- _AIM_
Begin with the line containing "Emit a Python" and end with the line containing "20, 15, 11.3]"; set down that block verbatim and nothing else.

[Dataset records]

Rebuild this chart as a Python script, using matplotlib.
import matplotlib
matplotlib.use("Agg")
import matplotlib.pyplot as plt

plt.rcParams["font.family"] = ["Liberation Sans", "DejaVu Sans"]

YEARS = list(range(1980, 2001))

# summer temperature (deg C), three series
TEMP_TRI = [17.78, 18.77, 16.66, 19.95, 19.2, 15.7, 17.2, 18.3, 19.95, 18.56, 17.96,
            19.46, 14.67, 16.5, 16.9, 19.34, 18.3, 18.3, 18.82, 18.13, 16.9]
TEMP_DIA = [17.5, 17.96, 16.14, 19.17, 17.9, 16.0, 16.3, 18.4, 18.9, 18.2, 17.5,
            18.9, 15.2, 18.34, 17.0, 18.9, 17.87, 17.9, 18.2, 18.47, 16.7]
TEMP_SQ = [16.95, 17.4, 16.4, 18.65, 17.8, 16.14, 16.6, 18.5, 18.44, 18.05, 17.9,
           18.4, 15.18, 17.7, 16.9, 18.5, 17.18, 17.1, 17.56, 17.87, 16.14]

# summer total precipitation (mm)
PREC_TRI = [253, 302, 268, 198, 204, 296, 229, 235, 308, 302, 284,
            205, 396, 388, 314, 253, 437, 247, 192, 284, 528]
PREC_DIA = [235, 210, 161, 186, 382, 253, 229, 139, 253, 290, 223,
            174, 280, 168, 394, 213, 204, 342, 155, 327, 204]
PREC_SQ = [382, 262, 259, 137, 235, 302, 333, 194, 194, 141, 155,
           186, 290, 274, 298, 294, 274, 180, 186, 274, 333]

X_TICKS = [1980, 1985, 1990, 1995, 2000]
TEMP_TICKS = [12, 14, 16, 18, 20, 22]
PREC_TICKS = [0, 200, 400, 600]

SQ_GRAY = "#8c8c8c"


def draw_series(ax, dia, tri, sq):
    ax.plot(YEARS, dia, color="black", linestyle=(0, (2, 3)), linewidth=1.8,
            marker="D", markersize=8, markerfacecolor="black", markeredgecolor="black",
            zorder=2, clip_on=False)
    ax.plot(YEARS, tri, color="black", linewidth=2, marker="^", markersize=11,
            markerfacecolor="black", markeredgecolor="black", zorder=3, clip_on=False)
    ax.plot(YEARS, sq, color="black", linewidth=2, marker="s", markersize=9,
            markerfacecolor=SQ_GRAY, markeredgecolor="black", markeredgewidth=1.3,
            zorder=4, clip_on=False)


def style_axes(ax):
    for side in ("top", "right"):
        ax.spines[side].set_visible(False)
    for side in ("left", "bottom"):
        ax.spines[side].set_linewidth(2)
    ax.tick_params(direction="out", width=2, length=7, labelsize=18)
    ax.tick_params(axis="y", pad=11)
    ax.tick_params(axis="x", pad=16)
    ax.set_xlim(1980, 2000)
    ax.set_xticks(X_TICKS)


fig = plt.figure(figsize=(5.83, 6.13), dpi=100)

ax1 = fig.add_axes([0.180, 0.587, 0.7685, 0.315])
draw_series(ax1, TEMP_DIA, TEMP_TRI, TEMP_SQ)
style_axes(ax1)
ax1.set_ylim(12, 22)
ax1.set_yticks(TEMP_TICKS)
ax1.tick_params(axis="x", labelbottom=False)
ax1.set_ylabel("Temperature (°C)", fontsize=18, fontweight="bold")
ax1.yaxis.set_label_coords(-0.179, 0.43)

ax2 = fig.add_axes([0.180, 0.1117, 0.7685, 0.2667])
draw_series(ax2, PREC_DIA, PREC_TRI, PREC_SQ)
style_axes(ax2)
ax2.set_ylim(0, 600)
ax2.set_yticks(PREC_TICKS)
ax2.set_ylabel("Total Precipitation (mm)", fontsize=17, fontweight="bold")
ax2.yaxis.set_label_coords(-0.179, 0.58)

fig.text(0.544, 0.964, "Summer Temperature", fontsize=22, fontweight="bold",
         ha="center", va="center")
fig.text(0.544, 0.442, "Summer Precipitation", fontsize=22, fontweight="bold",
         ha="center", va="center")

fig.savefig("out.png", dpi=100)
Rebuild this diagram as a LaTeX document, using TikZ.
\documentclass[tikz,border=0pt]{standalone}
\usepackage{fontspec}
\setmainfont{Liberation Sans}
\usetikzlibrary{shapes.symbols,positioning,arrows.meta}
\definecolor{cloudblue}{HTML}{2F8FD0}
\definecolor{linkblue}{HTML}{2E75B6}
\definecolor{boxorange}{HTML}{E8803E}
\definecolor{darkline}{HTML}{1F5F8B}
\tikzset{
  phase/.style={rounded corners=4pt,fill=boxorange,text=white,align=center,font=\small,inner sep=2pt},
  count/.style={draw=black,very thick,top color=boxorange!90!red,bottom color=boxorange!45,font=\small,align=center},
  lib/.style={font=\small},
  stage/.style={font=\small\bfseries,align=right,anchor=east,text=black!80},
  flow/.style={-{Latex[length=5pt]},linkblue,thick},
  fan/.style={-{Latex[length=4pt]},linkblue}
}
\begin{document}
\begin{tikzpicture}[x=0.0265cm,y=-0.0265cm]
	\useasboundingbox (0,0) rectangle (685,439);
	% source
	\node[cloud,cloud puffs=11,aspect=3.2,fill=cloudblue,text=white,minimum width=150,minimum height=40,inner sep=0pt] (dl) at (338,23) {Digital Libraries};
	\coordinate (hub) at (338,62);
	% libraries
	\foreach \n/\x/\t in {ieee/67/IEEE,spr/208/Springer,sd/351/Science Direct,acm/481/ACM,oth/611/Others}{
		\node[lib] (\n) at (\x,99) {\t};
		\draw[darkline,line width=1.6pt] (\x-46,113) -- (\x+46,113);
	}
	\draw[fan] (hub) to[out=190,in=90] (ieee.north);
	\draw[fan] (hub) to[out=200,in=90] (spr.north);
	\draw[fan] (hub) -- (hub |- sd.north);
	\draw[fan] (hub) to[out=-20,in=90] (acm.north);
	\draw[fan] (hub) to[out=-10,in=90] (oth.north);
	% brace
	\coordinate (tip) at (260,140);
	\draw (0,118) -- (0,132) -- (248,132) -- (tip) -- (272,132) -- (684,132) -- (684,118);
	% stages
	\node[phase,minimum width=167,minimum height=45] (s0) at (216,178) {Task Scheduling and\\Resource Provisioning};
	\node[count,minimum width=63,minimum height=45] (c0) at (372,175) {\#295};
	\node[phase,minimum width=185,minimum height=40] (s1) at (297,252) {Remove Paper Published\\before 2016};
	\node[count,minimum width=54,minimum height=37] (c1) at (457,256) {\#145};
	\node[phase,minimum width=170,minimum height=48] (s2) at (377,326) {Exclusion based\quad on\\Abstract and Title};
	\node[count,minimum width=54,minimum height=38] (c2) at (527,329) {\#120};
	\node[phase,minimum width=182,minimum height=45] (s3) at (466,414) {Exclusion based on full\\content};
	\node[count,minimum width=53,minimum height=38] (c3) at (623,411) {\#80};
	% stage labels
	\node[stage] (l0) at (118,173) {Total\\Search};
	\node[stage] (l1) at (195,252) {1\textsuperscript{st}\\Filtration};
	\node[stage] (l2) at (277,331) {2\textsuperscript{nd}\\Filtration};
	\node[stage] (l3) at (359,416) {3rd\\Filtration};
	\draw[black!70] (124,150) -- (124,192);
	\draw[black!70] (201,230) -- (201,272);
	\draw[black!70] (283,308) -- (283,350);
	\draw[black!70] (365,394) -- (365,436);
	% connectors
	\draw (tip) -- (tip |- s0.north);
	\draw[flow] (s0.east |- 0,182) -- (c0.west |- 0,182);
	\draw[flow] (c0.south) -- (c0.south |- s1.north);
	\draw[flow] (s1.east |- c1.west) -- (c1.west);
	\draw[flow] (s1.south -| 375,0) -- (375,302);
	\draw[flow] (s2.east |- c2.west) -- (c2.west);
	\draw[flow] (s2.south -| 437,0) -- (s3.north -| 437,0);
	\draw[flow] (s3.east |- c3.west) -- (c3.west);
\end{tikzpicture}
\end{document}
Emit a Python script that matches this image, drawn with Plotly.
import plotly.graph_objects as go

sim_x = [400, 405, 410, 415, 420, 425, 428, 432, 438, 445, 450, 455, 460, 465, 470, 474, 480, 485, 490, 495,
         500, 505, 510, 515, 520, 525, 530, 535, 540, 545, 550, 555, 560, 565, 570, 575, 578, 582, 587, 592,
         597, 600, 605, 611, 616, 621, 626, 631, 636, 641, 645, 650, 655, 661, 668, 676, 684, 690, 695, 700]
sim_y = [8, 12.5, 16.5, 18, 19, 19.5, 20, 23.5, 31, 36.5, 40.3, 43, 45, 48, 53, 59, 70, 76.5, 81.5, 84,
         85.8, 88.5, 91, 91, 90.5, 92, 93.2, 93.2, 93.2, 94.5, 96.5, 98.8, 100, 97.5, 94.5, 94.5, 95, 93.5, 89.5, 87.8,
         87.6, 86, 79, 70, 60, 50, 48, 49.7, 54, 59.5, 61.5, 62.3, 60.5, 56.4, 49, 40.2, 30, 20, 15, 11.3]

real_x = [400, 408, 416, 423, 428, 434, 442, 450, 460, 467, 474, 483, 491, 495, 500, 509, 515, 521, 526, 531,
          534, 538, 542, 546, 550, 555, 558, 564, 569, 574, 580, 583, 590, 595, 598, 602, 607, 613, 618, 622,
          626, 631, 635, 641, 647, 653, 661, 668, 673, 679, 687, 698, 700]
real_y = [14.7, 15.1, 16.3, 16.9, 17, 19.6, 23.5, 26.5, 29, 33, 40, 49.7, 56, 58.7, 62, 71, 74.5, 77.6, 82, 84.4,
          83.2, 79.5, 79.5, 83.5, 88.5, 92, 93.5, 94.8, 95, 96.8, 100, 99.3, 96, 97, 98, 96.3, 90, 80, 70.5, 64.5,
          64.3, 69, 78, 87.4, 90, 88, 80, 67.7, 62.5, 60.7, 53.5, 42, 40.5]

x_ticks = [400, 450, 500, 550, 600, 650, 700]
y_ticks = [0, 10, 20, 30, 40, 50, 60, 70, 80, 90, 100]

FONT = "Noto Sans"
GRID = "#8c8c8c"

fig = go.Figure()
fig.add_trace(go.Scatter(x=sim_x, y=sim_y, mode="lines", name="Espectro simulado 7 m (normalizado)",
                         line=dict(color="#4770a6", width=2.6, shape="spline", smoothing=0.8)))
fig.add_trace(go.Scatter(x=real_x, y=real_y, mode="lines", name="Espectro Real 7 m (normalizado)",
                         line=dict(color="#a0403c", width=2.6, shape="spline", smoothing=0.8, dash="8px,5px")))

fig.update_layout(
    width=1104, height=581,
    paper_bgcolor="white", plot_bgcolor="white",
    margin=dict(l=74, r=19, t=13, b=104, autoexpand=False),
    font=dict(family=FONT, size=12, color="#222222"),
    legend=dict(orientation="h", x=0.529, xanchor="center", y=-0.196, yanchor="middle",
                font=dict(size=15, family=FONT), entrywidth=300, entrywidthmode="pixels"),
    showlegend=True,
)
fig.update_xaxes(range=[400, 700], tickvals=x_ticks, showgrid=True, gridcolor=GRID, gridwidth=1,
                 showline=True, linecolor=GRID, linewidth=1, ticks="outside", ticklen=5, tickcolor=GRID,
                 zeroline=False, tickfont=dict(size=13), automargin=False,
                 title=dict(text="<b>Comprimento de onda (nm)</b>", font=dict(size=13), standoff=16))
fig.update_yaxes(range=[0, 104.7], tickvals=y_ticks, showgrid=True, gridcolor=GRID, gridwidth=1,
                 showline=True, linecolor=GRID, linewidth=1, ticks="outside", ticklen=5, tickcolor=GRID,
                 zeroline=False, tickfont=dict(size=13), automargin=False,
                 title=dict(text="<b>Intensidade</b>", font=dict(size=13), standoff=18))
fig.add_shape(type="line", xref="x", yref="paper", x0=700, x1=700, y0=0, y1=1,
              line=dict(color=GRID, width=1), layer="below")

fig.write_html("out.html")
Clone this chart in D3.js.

- _OUTPUT OF THE EXERCISE_
Emit a Python script that matches this image, drawn with Plotly.
import plotly.graph_objects as go

sim_x = [400, 405, 410, 415, 420, 425, 428, 432, 438, 445, 450, 455, 460, 465, 470, 474, 480, 485, 490, 495,
         500, 505, 510, 515, 520, 525, 530, 535, 540, 545, 550, 555, 560, 565, 570, 575, 578, 582, 587, 592,
         597, 600, 605, 611, 616, 621, 626, 631, 636, 641, 645, 650, 655, 661, 668, 676, 684, 690, 695, 700]
sim_y = [8, 12.5, 16.5, 18, 19, 19.5, 20, 23.5, 31, 36.5, 40.3, 43, 45, 48, 53, 59, 70, 76.5, 81.5, 84,
         85.8, 88.5, 91, 91, 90.5, 92, 93.2, 93.2, 93.2, 94.5, 96.5, 98.8, 100, 97.5, 94.5, 94.5, 95, 93.5, 89.5, 87.8,
         87.6, 86, 79, 70, 60, 50, 48, 49.7, 54, 59.5, 61.5, 62.3, 60.5, 56.4, 49, 40.2, 30, 20, 15, 11.3]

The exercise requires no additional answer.